La visite de L’Esprit du Bauhaus témoigne de ces influences qui se mêlent et se répondent, mettant en perspective les travaux préparatoires des élèves auprès de ceux, plus aboutis, de leurs maîtres ; comme le travail sur les couleurs de Kandinsky, envisagé dans une hyper-radicalité. Le premier atelier que l’on visite est celui du tissage, mettant en exergue des tapis géométriques, des patchworks en collage de tissu et l’expérimentation d’infimes détails dénotant d’une inventivité. Le visiteur découvre ensuite l’atelier d’imprimerie, mettant en présence les portfolios que les maîtres du Bauhaus réalisent alors en réponse à des commanditaires, leur permettant de récolter de l’argent. L’Ecole du Bauhaus repense et transforme l’invitation – auparavant formelle – elle devient un document purement artistique, prenant la forme de flyers et de publicité ; jouant des logos et de la typographie. C’est aussi à cette période que va se cristalliser la technique de la photographie, documentaire et expérimentale.
Le visiteur découvre ensuite la période très prolifique du métal, présentant des chandeliers, services à thé, cendriers. C’est la naissance du design ; on sort du Arts & Crafts pur pour faire entrer le métal et l’aluminium dans les objets du quotidien et ainsi entrer dans quelque chose de plus industriel ; le Bauhaus assume l’utilisation d’outils de l’industrie.
Le champ artistique de la peinture est aussi exploré, l’on découvre des peintures sur verre dont certaines sont réalisées sur des tessons de bouteille. Côté ameublement, le Bauhaus va vers la rationalisation du mobilier qu’il simplifie de plus en plus, donnant naissance à des formes radicales ; les chaises, notamment, sont envisagées au croisement de diverses activités : alliant parfaitement la sculpture, la peinture et le design. Avec une vraie approche scientifique, l’idée revient à créer du beau et du fonctionnel.

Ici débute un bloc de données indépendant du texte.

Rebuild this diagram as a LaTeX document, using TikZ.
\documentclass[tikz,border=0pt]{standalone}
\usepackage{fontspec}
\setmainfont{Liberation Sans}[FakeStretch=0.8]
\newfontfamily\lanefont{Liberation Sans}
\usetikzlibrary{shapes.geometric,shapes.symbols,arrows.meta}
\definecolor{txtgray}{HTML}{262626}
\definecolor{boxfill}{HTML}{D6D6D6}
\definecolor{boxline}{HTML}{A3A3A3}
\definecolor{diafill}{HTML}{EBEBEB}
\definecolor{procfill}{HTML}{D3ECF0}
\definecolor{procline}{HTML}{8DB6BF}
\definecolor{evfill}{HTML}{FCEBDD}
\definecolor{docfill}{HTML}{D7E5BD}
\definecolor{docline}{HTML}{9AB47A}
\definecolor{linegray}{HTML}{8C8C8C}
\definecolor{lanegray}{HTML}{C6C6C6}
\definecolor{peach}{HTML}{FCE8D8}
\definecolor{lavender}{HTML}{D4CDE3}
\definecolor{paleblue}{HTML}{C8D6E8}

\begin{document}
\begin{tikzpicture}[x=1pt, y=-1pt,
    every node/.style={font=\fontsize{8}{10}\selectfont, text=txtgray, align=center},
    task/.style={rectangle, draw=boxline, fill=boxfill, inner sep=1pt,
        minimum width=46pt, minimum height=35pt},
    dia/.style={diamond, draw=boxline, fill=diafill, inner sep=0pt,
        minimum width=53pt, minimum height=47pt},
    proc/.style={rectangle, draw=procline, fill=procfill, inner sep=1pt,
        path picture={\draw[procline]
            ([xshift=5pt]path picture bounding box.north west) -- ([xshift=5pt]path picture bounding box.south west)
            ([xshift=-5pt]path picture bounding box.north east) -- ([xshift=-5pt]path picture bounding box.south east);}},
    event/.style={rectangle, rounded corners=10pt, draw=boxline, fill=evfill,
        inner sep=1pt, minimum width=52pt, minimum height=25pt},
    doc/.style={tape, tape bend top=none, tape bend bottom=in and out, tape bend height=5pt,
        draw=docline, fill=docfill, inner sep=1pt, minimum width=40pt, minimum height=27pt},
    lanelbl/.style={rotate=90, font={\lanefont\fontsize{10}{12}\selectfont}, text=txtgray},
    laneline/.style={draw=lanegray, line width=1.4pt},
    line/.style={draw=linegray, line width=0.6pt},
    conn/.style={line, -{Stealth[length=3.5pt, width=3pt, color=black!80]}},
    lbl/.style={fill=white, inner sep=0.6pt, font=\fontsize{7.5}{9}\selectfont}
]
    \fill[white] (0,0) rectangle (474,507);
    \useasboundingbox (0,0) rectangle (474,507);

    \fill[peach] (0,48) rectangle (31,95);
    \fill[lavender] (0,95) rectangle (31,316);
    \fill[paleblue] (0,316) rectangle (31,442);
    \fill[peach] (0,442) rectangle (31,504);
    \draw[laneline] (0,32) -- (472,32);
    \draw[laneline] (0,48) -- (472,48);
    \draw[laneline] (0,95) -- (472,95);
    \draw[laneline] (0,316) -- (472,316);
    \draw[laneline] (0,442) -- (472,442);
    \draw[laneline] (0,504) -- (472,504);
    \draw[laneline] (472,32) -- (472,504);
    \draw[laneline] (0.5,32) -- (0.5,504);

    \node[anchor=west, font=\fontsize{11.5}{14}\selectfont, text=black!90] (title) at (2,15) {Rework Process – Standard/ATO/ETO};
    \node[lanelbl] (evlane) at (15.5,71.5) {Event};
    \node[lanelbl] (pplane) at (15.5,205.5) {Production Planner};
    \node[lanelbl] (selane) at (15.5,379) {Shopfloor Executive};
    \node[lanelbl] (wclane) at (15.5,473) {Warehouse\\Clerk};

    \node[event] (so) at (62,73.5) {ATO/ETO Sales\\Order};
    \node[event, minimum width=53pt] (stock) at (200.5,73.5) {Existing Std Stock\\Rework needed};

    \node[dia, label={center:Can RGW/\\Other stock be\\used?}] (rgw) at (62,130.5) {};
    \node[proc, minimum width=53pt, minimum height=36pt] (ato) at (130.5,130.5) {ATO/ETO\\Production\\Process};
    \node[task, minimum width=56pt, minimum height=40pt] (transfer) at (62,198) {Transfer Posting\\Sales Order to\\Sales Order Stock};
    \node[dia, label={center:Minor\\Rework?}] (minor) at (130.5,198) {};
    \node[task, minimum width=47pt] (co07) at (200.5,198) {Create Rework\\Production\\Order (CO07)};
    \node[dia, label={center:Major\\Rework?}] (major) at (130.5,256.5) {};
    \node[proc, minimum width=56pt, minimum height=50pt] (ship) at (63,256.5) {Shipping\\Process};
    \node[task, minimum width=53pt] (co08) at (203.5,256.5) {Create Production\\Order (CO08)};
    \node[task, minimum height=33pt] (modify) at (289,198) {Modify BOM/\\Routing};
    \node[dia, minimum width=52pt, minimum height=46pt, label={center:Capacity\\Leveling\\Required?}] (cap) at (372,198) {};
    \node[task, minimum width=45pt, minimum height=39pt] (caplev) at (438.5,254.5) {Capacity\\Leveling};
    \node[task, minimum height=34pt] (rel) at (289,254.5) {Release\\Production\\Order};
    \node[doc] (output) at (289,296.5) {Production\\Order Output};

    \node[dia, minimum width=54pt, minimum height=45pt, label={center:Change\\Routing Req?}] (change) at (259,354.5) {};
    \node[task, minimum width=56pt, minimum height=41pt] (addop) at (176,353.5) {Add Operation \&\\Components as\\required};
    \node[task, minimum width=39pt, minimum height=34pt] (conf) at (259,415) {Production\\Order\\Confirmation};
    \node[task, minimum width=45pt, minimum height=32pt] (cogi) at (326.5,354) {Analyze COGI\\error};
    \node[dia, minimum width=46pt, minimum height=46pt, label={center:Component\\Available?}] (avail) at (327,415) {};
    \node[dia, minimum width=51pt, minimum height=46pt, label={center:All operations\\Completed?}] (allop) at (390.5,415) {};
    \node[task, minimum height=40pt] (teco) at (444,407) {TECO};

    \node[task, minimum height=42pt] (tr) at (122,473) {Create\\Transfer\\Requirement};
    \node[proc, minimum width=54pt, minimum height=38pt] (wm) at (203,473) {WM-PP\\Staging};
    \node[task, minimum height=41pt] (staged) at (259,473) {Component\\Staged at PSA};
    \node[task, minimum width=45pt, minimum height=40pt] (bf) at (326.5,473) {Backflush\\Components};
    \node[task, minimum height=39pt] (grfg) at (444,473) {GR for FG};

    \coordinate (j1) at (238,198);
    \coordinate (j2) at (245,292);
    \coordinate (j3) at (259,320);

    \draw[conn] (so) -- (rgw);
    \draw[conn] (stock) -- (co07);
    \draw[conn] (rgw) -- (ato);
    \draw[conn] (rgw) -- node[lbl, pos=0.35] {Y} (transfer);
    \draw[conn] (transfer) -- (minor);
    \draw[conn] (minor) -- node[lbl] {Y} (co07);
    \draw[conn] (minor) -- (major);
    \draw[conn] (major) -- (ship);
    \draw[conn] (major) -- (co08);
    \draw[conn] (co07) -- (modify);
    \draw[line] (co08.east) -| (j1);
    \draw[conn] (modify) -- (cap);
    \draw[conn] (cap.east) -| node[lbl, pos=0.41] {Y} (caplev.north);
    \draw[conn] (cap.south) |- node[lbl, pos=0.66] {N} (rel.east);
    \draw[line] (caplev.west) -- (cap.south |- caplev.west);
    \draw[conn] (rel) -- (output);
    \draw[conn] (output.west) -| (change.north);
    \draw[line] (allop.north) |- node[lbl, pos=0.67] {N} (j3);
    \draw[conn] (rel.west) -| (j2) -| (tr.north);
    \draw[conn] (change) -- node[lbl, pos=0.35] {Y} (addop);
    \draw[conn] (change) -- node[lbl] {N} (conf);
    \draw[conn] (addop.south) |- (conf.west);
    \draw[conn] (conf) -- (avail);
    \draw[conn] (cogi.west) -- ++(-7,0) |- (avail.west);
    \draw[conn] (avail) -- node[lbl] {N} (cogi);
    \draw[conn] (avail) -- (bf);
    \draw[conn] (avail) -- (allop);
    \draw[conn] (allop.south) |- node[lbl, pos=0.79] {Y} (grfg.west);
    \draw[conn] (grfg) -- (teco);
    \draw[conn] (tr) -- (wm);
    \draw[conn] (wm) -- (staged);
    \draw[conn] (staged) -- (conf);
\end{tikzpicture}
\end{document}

Un design qui influencera par la suite les plus grands créateurs de ce champ artistique, de Prouvé à Le Corbusier.
Le tour des ateliers se termine par le non-moindre atelier du théâtre, animé par Oskar Schlemmer, dont la réputation s’est forgée avec le Ballet Triadique (1922) ; le théâtre du Bauhaus est la discipline où convergent toutes les expérimentations : les décors, les costumes, les danses, toutes témoignent de l’esprit du Bauhaus et forment l’œuvre d’art ultime. L’œuvre est ici totale, chacun participe à la réalisation d’un tout. L’espace traduit aussi l’esprit festif du Bauhaus, malgré le contexte économique difficile. On y découvre les invitations aux fêtes ainsi que des gravures de Kandinsky autour du Cercle des Amis du Bauhaus.

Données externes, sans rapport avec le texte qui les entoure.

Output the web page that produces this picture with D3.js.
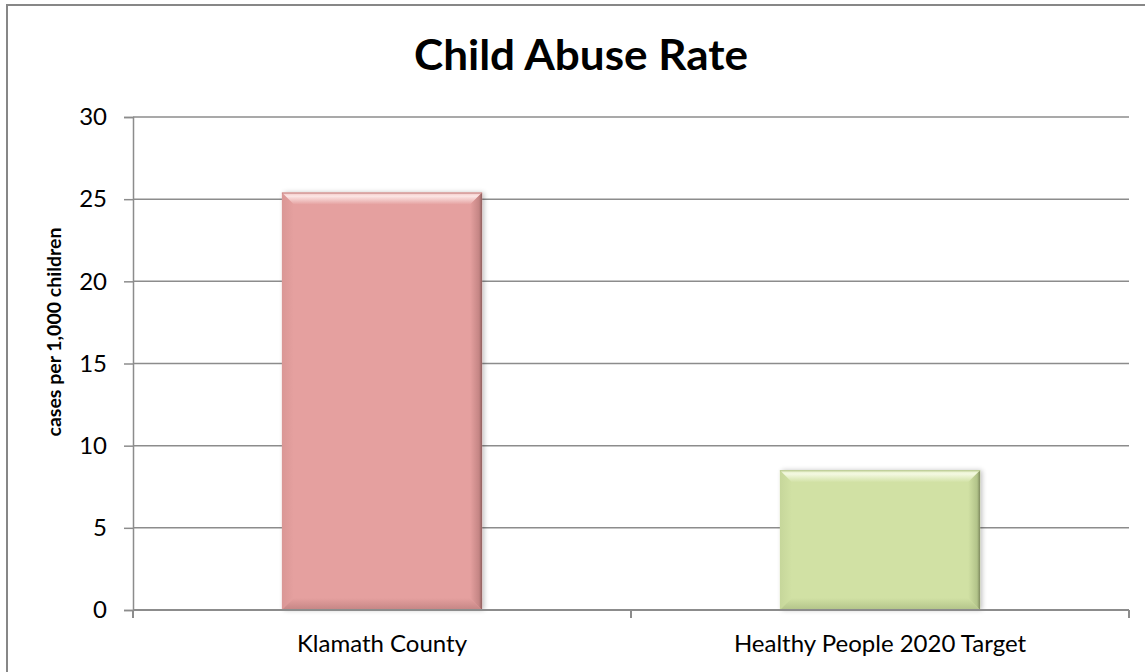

En 1923, le Bauhaus est en pleine ébullition. C’est à ce moment que Gropius organise la première exposition, autour d’une maison témoin, fruit d’un travail collaboratif des différents ateliers de l’école. Faisant face à des difficultés matérielles et politiques, le Bauhaus déménage en 1925 à Dessau, s’installant dans un nouveau bâtiment illustrant à merveille les idéologies défendues par Gropius. La vie, les productions et les fêtes reprennent jusqu’en 1932, année où l’Ecole quitte Dessau pour s’installer à Berlin dans une usine téléphonique désaffectée. C’est Ludwig Mies Van der Rohe qui en reprend la direction, de courte durée, l’école devant être fermée en 1933 suite à l’attaque d’un raid nazi.
C’est aussi à ce moment que va naître, finalement, l’Esprit du Bauhaus ; à travers les esprits de ses membres qui fuient l’Allemagne et se propagent à travers le monde : aux Etats-Unis, en Russie, en Afrique du Sud ou encore au Japon. Ils continuent d’enseigner, on commence à historiciser ce mouvement d’avant-garde ayant imprégné tous les domaines de la création.
La dernière salle de l’exposition consacre l’Héritage, considérable, du Bauhaus, avec une invitation faite à l’artiste Mathieu Mercier, lui-même ayant déjà créé des productions en référence au mouvement Bauhaus. Mathieu Mercier réunit une cinquantaine d’artistes contemporains, plasticiens, designers, stylistes, tous nés après 1960 et dont le travail poursuit l’Esprit du Bauhaus.
Le parcours de l’exposition explore ainsi généreusement l’idée selon laquelle le mouvement Bauhaus, suivant sa théorie de penser l’art comme un tout, réinvente notre quotidien. Dans une approche scientifique à la croisée de l’Arts & Crafts, de l’industriel et du fonctionnel, l’art entre au cœur de nos maisons ; l’iconographie du design apparaît : on repense les objets, les peintures, les luminaires et l’ameublement. Tout devient art, liant l’esthétique au fonctionnel, quittant d’abord le musée pour finalement s’y retrouver, puisque le mouvement Bauhaus inspirera les plus grands créateurs, artisans, plasticiens et designers ; un mouvement aujourd’hui reconnu comme avant-gardiste et précurseur, et qui marque encore aujourd’hui son empreinte tant dans les Arts Décoratifs que le Design, les Arts plastique, l’architecture et l’art de la performance.